Failing to meet the requirements of an optimum currency area exposes Europe to considerable tensions, especially at a time when the European economy is being buffeted by a series of adverse economic shocks that do not impact the Euro's individual member countries in a uniform manner. And if ever there was a time when the Euro area was being subjected to adverse economic shocks coming in the form of battalions rather than of single spies, it has to be now. The Euro has now risen to all time record high levels, the US economy is veering toward recession, international oil prices have now increased in a manner reminiscent of the 1979 oil price shock, and global credit markets are in the grip of the most wrenching crisis in the post-war period.
Subjecting the Euro area to these types of shocks would be bad enough in normal times. However, for at least Spain and Italy, among the Euro area's major member countries, these are hardly normal times. Spain is presently at the start of the bursting of a major housing market bubble that makes that of the United States pale by comparison. For its part, Italy's public finances remain in as desperate a shape as they have been at the very time when the Italian economy appears to be on the cusp of recession.

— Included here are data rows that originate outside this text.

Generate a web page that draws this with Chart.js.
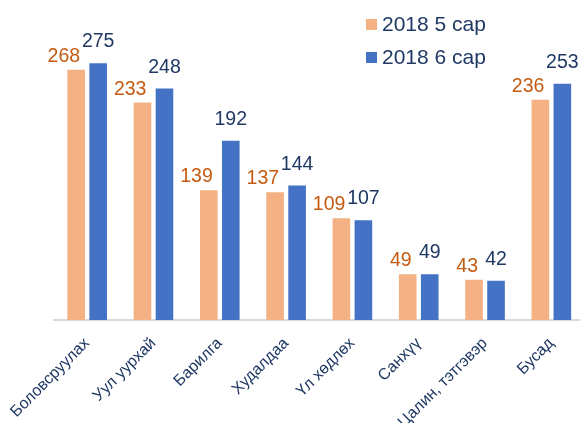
<!DOCTYPE html>
<html>
<head>
<meta charset="utf-8">
<script src="https://cdn.jsdelivr.net/npm/chart.js@4"></script>
<style>
  html, body { margin: 0; padding: 0; overflow: hidden; background: #fff; }
  #wrap { width: 590px; height: 423px; position: relative; }
</style>
</head>
<body>
<div id="wrap"><canvas id="chartSectors"></canvas></div>
<script>
const categories = ['Боловсруулах', 'Уул уурхай', 'Барилга', 'Худалдаа', 'Үл хөдлөх', 'Санхүү', 'Цалин, тэтгэвэр', 'Бусад'];
const seriesNames = ['2018 5 сар', '2018 6 сар'];
const valuesMay = [268, 233, 139, 137, 109, 49, 43, 236];
const valuesJune = [275, 248, 192, 144, 107, 49, 42, 253];

const FONT = 'Arial, "Liberation Sans", sans-serif';
const navy = '#1F3864';
const labelColors = ['#C55A11', '#1F3864'];
// orange labels sit right-aligned a bit left of their bar, blue ones centered and higher
const labelPlace = [{ align: 'right', dx: 4, dy: -8 }, { align: 'center', dx: 0, dy: -16 }];

// value labels above the bars
const valueLabels = {
  id: 'valueLabels',
  afterDatasetsDraw(chart) {
    const ctx = chart.ctx;
    ctx.save();
    ctx.font = '19.5px ' + FONT;
    ctx.textBaseline = 'alphabetic';
    chart.data.datasets.forEach((ds, i) => {
      const meta = chart.getDatasetMeta(i);
      const p = labelPlace[i];
      ctx.fillStyle = labelColors[i];
      ctx.textAlign = p.align;
      meta.data.forEach((bar, j) => {
        ctx.fillText(ds.data[j], bar.x + p.dx, bar.y + p.dy);
      });
    });
    ctx.restore();
  }
};

// legend drawn as a vertical list in the top right
const sideLegend = {
  id: 'sideLegend',
  afterDraw(chart) {
    const ctx = chart.ctx;
    ctx.save();
    ctx.font = '21px ' + FONT;
    ctx.textBaseline = 'middle';
    ctx.textAlign = 'left';
    chart.data.datasets.forEach((ds, i) => {
      const y = 24 + i * 33;
      ctx.fillStyle = ds.backgroundColor;
      ctx.fillRect(366, y - 5, 11, 11);
      ctx.fillStyle = navy;
      ctx.fillText(ds.label, 382, y + 1);
    });
    ctx.restore();
  }
};

const ctx1 = document.getElementById('chartSectors').getContext('2d');

new Chart(ctx1, {
  type: 'bar',
  data: {
    labels: categories,
    datasets: [
      {
        label: seriesNames[0],
        data: valuesMay,
        backgroundColor: '#F4B183',
        categoryPercentage: 0.664,
        barPercentage: 0.8
      },
      {
        label: seriesNames[1],
        data: valuesJune,
        backgroundColor: '#4472C4',
        categoryPercentage: 0.664,
        barPercentage: 0.8
      }
    ]
  },
  options: {
    responsive: true,
    maintainAspectRatio: false,
    animation: false,
    layout: { padding: { top: 40, left: 54, right: 5.5, bottom: 0 } },
    plugins: {
      legend: { display: false },
      tooltip: { enabled: false }
    },
    scales: {
      x: {
        grid: { display: false, drawTicks: false },
        border: { display: true, color: '#D9D9D9', width: 2 },
        ticks: {
          color: navy,
          font: { family: FONT, size: 16 },
          minRotation: 45,
          maxRotation: 45,
          autoSkip: false,
          padding: 14
        },
        afterFit(scale) {
          // fixed axis band, and don't let the rotated first label push the plot right
          scale.height = 103;
          scale.paddingLeft = 0;
          scale.paddingRight = 0;
        }
      },
      y: {
        display: false,
        min: 0,
        max: 300
      }
    }
  },
  plugins: [valueLabels, sideLegend]
});
</script>
</body>
</html>
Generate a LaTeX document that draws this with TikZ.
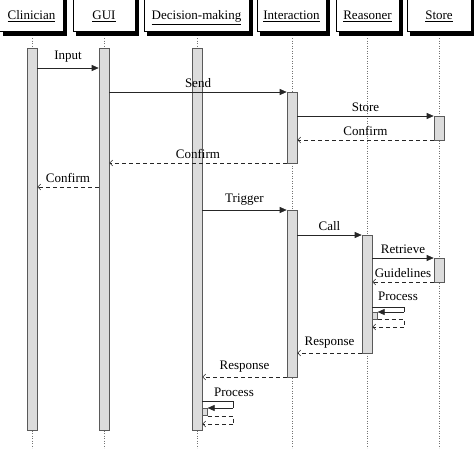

The key question that must cast doubt on the Euro's longer-run sustainability is whether it is politically feasible for Spain and Italy to endure prolonged recessions as they attempt to deal with their respective problems within the straitjacket of Euro membership at a time of a highly unfavorable external environment. Without an independent monetary and exchange rate policy, Spain would appear to be doomed to many years of subnormal economic growth as its housing market bubble continues to burst and as it is forced to regain around 30 percent in lost international competitiveness through relative price deflation. Similarly, it would seem that Italy is condemned to a prolonged period of very low growth as it struggles to get its fiscal house in order without the benefit of its own interest rate or exchange rate policies.
One cannot of course rule out that in ten years time we will find that the Euro will have survived in its present form despite all of its serious shortcomings. However, as storm clouds gather over the European economy, it would seem that all the clues are pointing in the opposite direction.
Desmond Lachman is a resident fellow at AEI.